Goodwill and going concern value are designated as Class VII assets. The residual method ensures that goodwill captures only the excess value of the business that is not attributable to other identifiable assets.
Both the buyer and the seller must file IRS Form 8594, Asset Acquisition Statement Under Section 1060, with their federal income tax return for the year of the sale. This form formally reports the agreed-upon allocation of the purchase price, including the final value assigned to Class VII goodwill. Mismatches between the buyer’s and seller’s reported allocations can trigger scrutiny from the IRS.
The IRC includes specific limitations designed to prevent taxpayers from converting previously non-amortizable assets into amortizable Section 197 intangibles. These limitations are known as the “anti-churning rules.” The anti-churning rules apply to goodwill and going concern value.
These rules prohibit amortization if the goodwill was held or used by the taxpayer or a “related person” before the acquisition. This prevents related parties from selling an existing asset solely to create a new amortization deduction.
The definition of a “related person” for anti-churning purposes is broader than in other sections of the IRC, such as IRC Section 267 and IRC Section 707. It uses a substituted ownership threshold of 20% instead of the standard 50%. This threshold applies to common ownership between corporations, partnerships, and family relationships.
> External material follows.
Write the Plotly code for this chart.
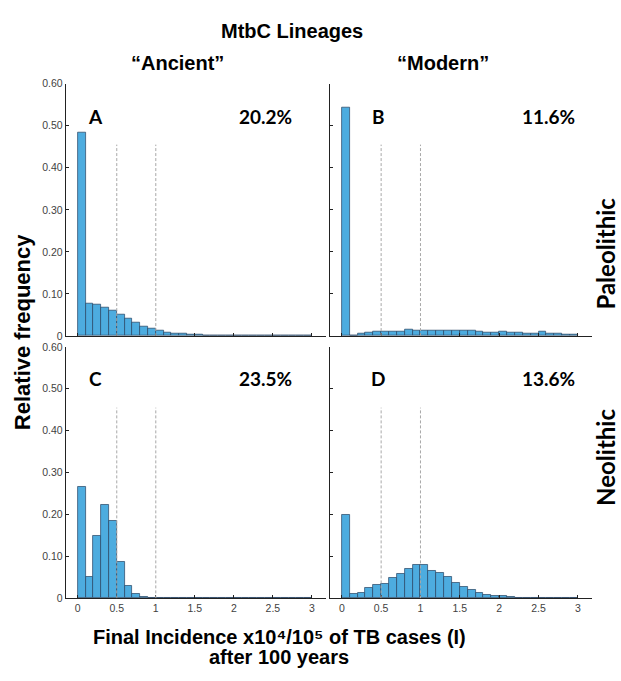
import plotly.graph_objects as go

# Histogram bins: width 0.1 from 0 to 3 (final incidence x10^4/10^5)
bin_width = 0.1
bin_centers = [round(0.05 + 0.1 * i, 2) for i in range(30)]

# Relative frequencies per bin
ancient_paleolithic = [0.484, 0.076, 0.074, 0.067, 0.060, 0.050, 0.041, 0.031, 0.023, 0.018,
                       0.014, 0.0086, 0.006, 0.0047, 0.004, 0.003, 0.0023, 0.001, 0.0023, 0.0015,
                       0.0015, 0.001, 0.0005, 0.0005, 0.0004, 0.0004, 0.0003, 0.0003, 0.0002, 0.0002]
modern_paleolithic = [0.542, 0.002, 0.0055, 0.0085, 0.010, 0.0117, 0.011, 0.011, 0.0148, 0.013,
                      0.0125, 0.0125, 0.0125, 0.0125, 0.0125, 0.013, 0.013, 0.010, 0.0085, 0.0085,
                      0.0117, 0.0078, 0.0078, 0.0062, 0.0047, 0.010, 0.0047, 0.0047, 0.004, 0.004]
ancient_neolithic = [0.266, 0.051, 0.150, 0.224, 0.185, 0.088, 0.031, 0.010, 0.003, 0.001,
                     0, 0, 0, 0, 0, 0, 0, 0, 0, 0,
                     0, 0, 0, 0, 0, 0, 0, 0, 0, 0]
modern_neolithic = [0.199, 0.010, 0.014, 0.026, 0.033, 0.034, 0.049, 0.059, 0.070, 0.081,
                    0.079, 0.066, 0.060, 0.051, 0.037, 0.027, 0.020, 0.013, 0.009, 0.007,
                    0.005, 0.004, 0.002, 0.0015, 0.001, 0.0005, 0.0003, 0.0002, 0.0001, 0.0001]

panel_letters = ["A", "B", "C", "D"]
panel_percents = ["20.2%", "11.6%", "23.5%", "13.6%"]
threshold_lines = [0.5, 1.0]
threshold_top = 0.455

y_tick_vals = [0, 0.1, 0.2, 0.3, 0.4, 0.5, 0.6]
y_tick_text = ["0", "0.10", "0.20", "0.30", "0.40", "0.50", "0.60"]
x_tick_vals = [0, 0.5, 1, 1.5, 2, 2.5, 3]
x_tick_text = ["0", "0.5", "1", "1.5", "2", "2.5", "3"]

W, H = 621, 681
BAR_FILL = "#4DACDF"
BAR_EDGE = "rgba(40,70,100,0.9)"
AXIS_COL = "#222222"
TICK_FONT = dict(family="Liberation Sans, Arial, sans-serif", size=10.5, color="#3f3f3f")

# Panel geometry in pixels: (left, right) per column, (top, bottom) per row
left_cols = [(66, 326), (330, 592)]
rows = [(79, 336), (347, 603)]

series = [ancient_paleolithic, modern_paleolithic, ancient_neolithic, modern_neolithic]

fig = go.Figure()
layout_axes = {}
shapes = []
annotations = []

for k, vals in enumerate(series):
    r, c = divmod(k, 2)
    xl, xr = left_cols[c]
    yt, yb = rows[r]
    idx = "" if k == 0 else str(k + 1)
    xname, yname = "x" + idx, "y" + idx
    fig.add_trace(go.Bar(
        x=bin_centers, y=vals, width=bin_width,
        marker=dict(color=BAR_FILL, line=dict(color=BAR_EDGE, width=0.8)),
        xaxis=xname, yaxis=yname, showlegend=False,
    ))
    layout_axes["xaxis" + idx] = dict(
        domain=[xl / W, xr / W], anchor=yname, range=[-0.15, 3.18],
        showgrid=False, zeroline=False, showline=True, linecolor=AXIS_COL, linewidth=1.4,
        ticks="inside", ticklen=3, tickcolor=AXIS_COL, tickwidth=1,
        tickvals=x_tick_vals, ticktext=x_tick_text,
        showticklabels=(r == 1), tickfont=TICK_FONT,
    )
    layout_axes["yaxis" + idx] = dict(
        domain=[1 - yb / H, 1 - yt / H], anchor=xname, range=[0, 0.6],
        showgrid=False, zeroline=False, showline=True, linecolor=AXIS_COL, linewidth=1.4,
        ticks="inside", ticklen=3, tickcolor=AXIS_COL, tickwidth=1,
        tickvals=y_tick_vals, ticktext=y_tick_text,
        showticklabels=(c == 0), tickfont=TICK_FONT,
    )
    for xv in threshold_lines:
        shapes.append(dict(type="line", xref=xname, yref=yname,
                           x0=xv, x1=xv, y0=0, y1=threshold_top,
                           line=dict(color="#a8a8a8", width=1, dash="3px,2px")))
    # panel letter and percentage
    letter_x = [95, 378][c]
    pct_x = [265, 548][c]
    ty = [112, 379][r]
    for txt, px in ((panel_letters[k], letter_x), (panel_percents[k], pct_x)):
        annotations.append(dict(text=txt, x=px / W, y=1 - ty / H,
                                xref="paper", yref="paper", showarrow=False,
                                xanchor="center", yanchor="middle",
                                font=dict(family="Lato, Open Sans, sans-serif", size=19,
                                          color="black", weight="bold")))

HEAD_FONT = dict(family="Liberation Sans, Arial, sans-serif", size=20, color="black", weight="bold")
SIDE_FONT = dict(family="Lato, Open Sans, sans-serif", size=24, color="black", weight="bold")


def label(text, px, py, font, angle=0):
    annotations.append(dict(text=text, x=px / W, y=1 - py / H, xref="paper", yref="paper",
                            showarrow=False, xanchor="center", yanchor="middle",
                            textangle=angle, font=font))


label("MtbC Lineages", 292, 25, HEAD_FONT)
label("“Ancient”", 177, 58, HEAD_FONT)
label("“Modern”", 443, 58, HEAD_FONT)
label("Paleolithic", 606, 252, SIDE_FONT, -90)
label("Neolithic", 606, 460, SIDE_FONT, -90)
label("Relative frequency", 22, 332,
      dict(family="Liberation Sans, Arial, sans-serif", size=22, color="black", weight="bold"), -90)
label("Final Incidence x10⁴/10⁵ of TB cases (I)", 279, 642, HEAD_FONT)
label("after 100 years", 279, 663, HEAD_FONT)

fig.update_layout(
    width=W, height=H, margin=dict(l=0, r=0, t=0, b=0),
    paper_bgcolor="white", plot_bgcolor="white",
    bargap=0, shapes=shapes, annotations=annotations,
    **layout_axes,
)

fig.write_html("out.html")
A separate restriction is the loss disallowance rule, which applies upon the disposition of a Section 197 intangible. If a taxpayer disposes of one Section 197 intangible while retaining others acquired in the same transaction, no loss can be recognized on the disposed asset. Any disallowed loss is added to the basis of the retained intangibles and amortized over the remaining 15-year period. This rule ensures that the entire mass of acquired intangibles is treated as a single economic unit for tax purposes.